Compuware Corp. is focused on optimizing technology for other businesses, ensuring that the world’s most important technologies perform at their peak. Its clients include 46 of the top 50 Fortune 500 companies and the majority of the most-visited U.S. web sites.


Its biggest competitors include IBM (IBM, Financial) and Microsoft (MSFT, Financial), and its business is partially dependent on one of them. The company says that “a substantial portfolio of our mainframe segment revenue is dependent on our customers’ continued use of International Business Machines and IBM-compatible products.”


Compuware’s stock had increased 7% over the past five years to the Friday prior to Elliott’s offer. In the same period, its revenue per share increased at an annual rate of 3.7%, EBITDA at 9.7% and book value at 8.9%. Free cash flow declined 3.7%, and remained around $100 million to $200 million for the past decade.


Though gross margins declined for the past three years, they have been in an overall incline over the decade.

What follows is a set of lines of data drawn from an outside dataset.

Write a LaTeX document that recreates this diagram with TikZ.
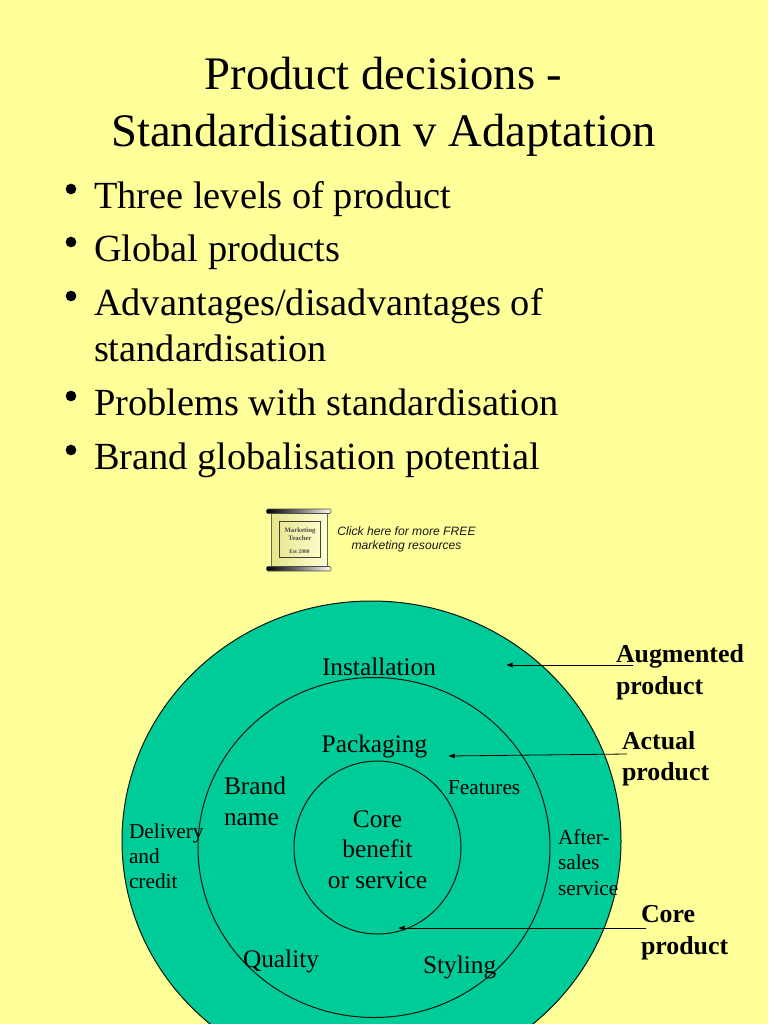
\documentclass[tikz,border=0pt]{standalone}
\usepackage{fontspec}
\setmainfont{Liberation Serif}
\newfontfamily\logosans{Liberation Sans}
\definecolor{slidebg}{RGB}{255,255,153}
\definecolor{ringgreen}{RGB}{0,204,153}
\definecolor{inkdark}{RGB}{10,20,10}
\usetikzlibrary{arrows.meta}
\tikzset{
  x=0.75pt,y=-0.75pt,
  ring/.style={draw=inkdark,line width=0.75pt},
  txt/.style={inner sep=0pt,outer sep=0pt,text=black,align=left},
  titletxt/.style={txt,font=\fontsize{35}{42.5}\selectfont,align=center},
  bullettxt/.style={txt,anchor=base west,font=\fontsize{28.8}{35}\selectfont},
  big/.style={txt,font=\fontsize{19}{22.8}\selectfont,anchor=base west},
  small/.style={txt,font=\fontsize{16}{18.8}\selectfont,anchor=base west},
  lab/.style={txt,font=\fontsize{19.4}{23.3}\selectfont\bfseries,anchor=base west},
  arr/.style={draw=black,line width=0.6pt,-{Latex[length=5pt,width=4pt]}},
  roller/.style={rounded corners=1pt,draw=black!70,line width=0.4pt,left color=black,right color=white!85!slidebg,middle color=black!55}
}
\begin{document}
\begin{tikzpicture}
\useasboundingbox (0,0) rectangle (768,1024);
\fill[slidebg] (0,0) rectangle (768,1024);
% title
\node[titletxt] (title) at (383.5,107) {Product decisions -\\Standardisation v Adaptation};
% bullets
\node[bullettxt] (ba) at (94,208.5) {Three levels of product};
\node[bullettxt] (bb) at (94,261.5) {Global products};
\node[bullettxt] (bc) at (94,315.5) {Advantages/disadvantages of};
\node[bullettxt] (bd) at (94,361.5) {standardisation};
\node[bullettxt] (be) at (94,415.5) {Problems with standardisation};
\node[bullettxt] (bf) at (94,469.5) {Brand globalisation potential};
\foreach \n/\yy in {1/208,2/261,3/315,5/415,6/469}{
  \node[circle,fill=black,inner sep=0pt,minimum size=8pt] (dot\n) at (71,\yy-19) {};
}
% logo
\fill[slidebg!70!white,draw=black!60,line width=0.7pt,right color=slidebg!45!white,left color=slidebg!90!black] (271.5,512) rectangle (327,568);
\draw[roller] (266.5,509) rectangle (331,513.5);
\draw[roller] (266.5,566.5) rectangle (331,571);
\draw[black!75,line width=0.6pt] (279,521) rectangle (320,557.5);
\node[txt,align=center,font=\fontsize{5.1}{6.2}\selectfont\bfseries,text=black!70] (logoa) at (300,534) {Marketing\\Teacher};
\node[txt,font=\fontsize{4.2}{5}\selectfont\bfseries,text=black!70] (logob) at (299.5,551.5) {Est 2000};
\node[txt,align=center,font=\logosans\itshape\fontsize{9.1}{10.2}\selectfont,text=black!90] (click) at (406.5,539.5) {Click here for more FREE\\marketing resources};
% circles
\fill[ringgreen,draw=inkdark,line width=0.75pt] (371.5,841) ellipse [x radius=249.5,y radius=240];
\draw[ring] (374,847.5) ellipse [x radius=176,y radius=170];
\draw[ring] (377.5,847.5) ellipse [x radius=83.5,y radius=86.5];
% texts in rings
\node[big,anchor=base] (install) at (379,675) {Installation};
\node[big,anchor=base] (pack) at (374.5,752) {Packaging};
\node[big] (brand) at (224,825) {Brand\\name};
\node[small] (feat) at (448,794) {Features};
\node[big,align=center,anchor=base] (core) at (377.5,888) {Core\\benefit\\or service};
\node[small] (deliv) at (129,888.5) {Delivery\\and\\credit};
\node[small] (after) at (558,895) {After-\\sales\\service};
\node[big] (qual) at (243,967) {Quality};
\node[big] (styl) at (423,973.5) {Styling};
% labels
\node[lab] (aug) at (616,694) {Augmented\\product};
\node[lab] (act) at (622,780.5) {Actual\\product};
\node[lab] (cor) at (641,954) {Core\\product};
% arrows
\coordinate (augs) at (633,665);
\coordinate (auge) at (506,665);
\coordinate (acts) at (627,754);
\coordinate (acte) at (448,756);
\coordinate (cors) at (646,928);
\coordinate (core2) at (398,928);
\draw[arr] (augs) -- (auge);
\draw[arr] (acts) -- (acte);
\draw[arr] (cors) -- (core2);
\end{tikzpicture}
\end{document}
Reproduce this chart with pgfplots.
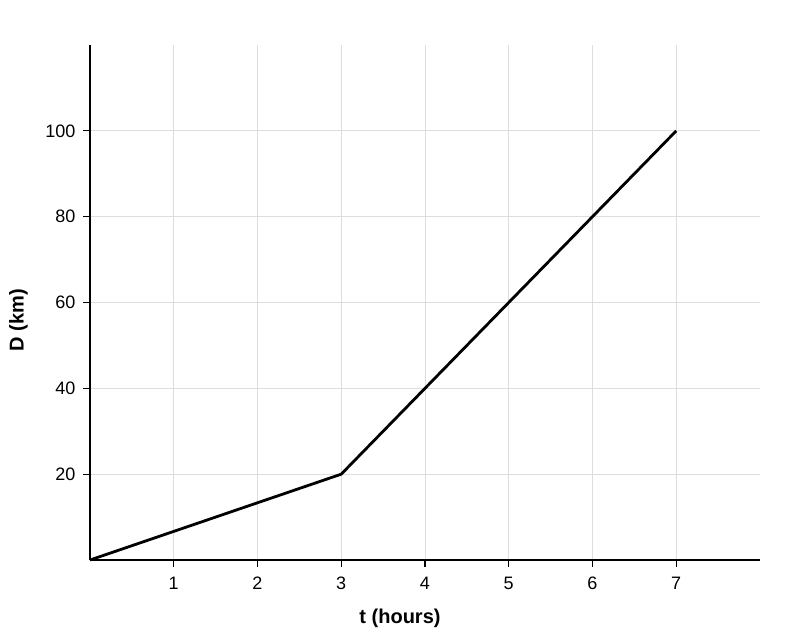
\documentclass[border=0pt]{standalone}
\usepackage{fontspec}
\setmainfont{Liberation Sans}
\usepackage{pgfplots}
\pgfplotsset{compat=1.18}
\begin{document}
\begin{tikzpicture}
\begin{axis}[
    at={(0,0)}, anchor=south west,
    scale only axis, width=502.5pt, height=386.25pt,
    xmin=0, xmax=8, ymin=0, ymax=120,
    xtick={1,2,3,4,5,6,7}, ytick={20,40,60,80,100},
    axis x line=bottom, axis y line=left,
    axis line style={black, line width=1.2pt, -},
    tick align=outside, major tick length=5pt,
    tick style={black, line width=1pt},
    grid=major, major grid style={color=black!13, line width=0.6pt},
    /pgf/number format/assume math mode=true,
    ticklabel style={font=\fontsize{13.5}{15}\selectfont},
    xticklabel style={yshift=-4pt},
    yticklabel style={xshift=-2.5pt},
    xlabel={\textbf{t (hours)}}, ylabel={\textbf{D (km)}},
    label style={font=\fontsize{15}{17}\selectfont},
    xlabel style={at={(axis description cs:0.4627,-0.1126)}, anchor=center},
    ylabel style={at={(axis description cs:-0.1067,0.466)}, anchor=center},
    clip=false,
]
\addplot[black, line width=2.1pt] coordinates {
    (0,0)
    (3,20)
    (7,100)
};
\end{axis}
\useasboundingbox (-67.5pt,-60pt) rectangle (532.5pt,420pt);
\end{tikzpicture}
\end{document}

The company warns that lower volumes of software license sales for its mainframe solutions in recent years and the first half of 2013 is causing a decline in its mainframe revenues, which it expects to continue. The changing spending habits and IT computing environments of its customers are causing the declines in volume. Declines in revenue are resulting from increased competition and pricing pressures.


In addition, General Motors (GM, Financial) in July 2012 announced it would significantly reduce its outsourced information technology services over the next three to five years, which could quickly reflect in Compuware’s revenue and contribution margin.


Another GuruFocus value investor, Dodge & Cox, is as of Sept. 30, 2012, the largest institutional investor of Compuware, with 12.09% of its shares. As of Nov. 15, 2012, Elliott Management is the third largest, with 5.66% of the company, after buying 6,336,595 shares. Its total ownership stands at 12,072,033 shares.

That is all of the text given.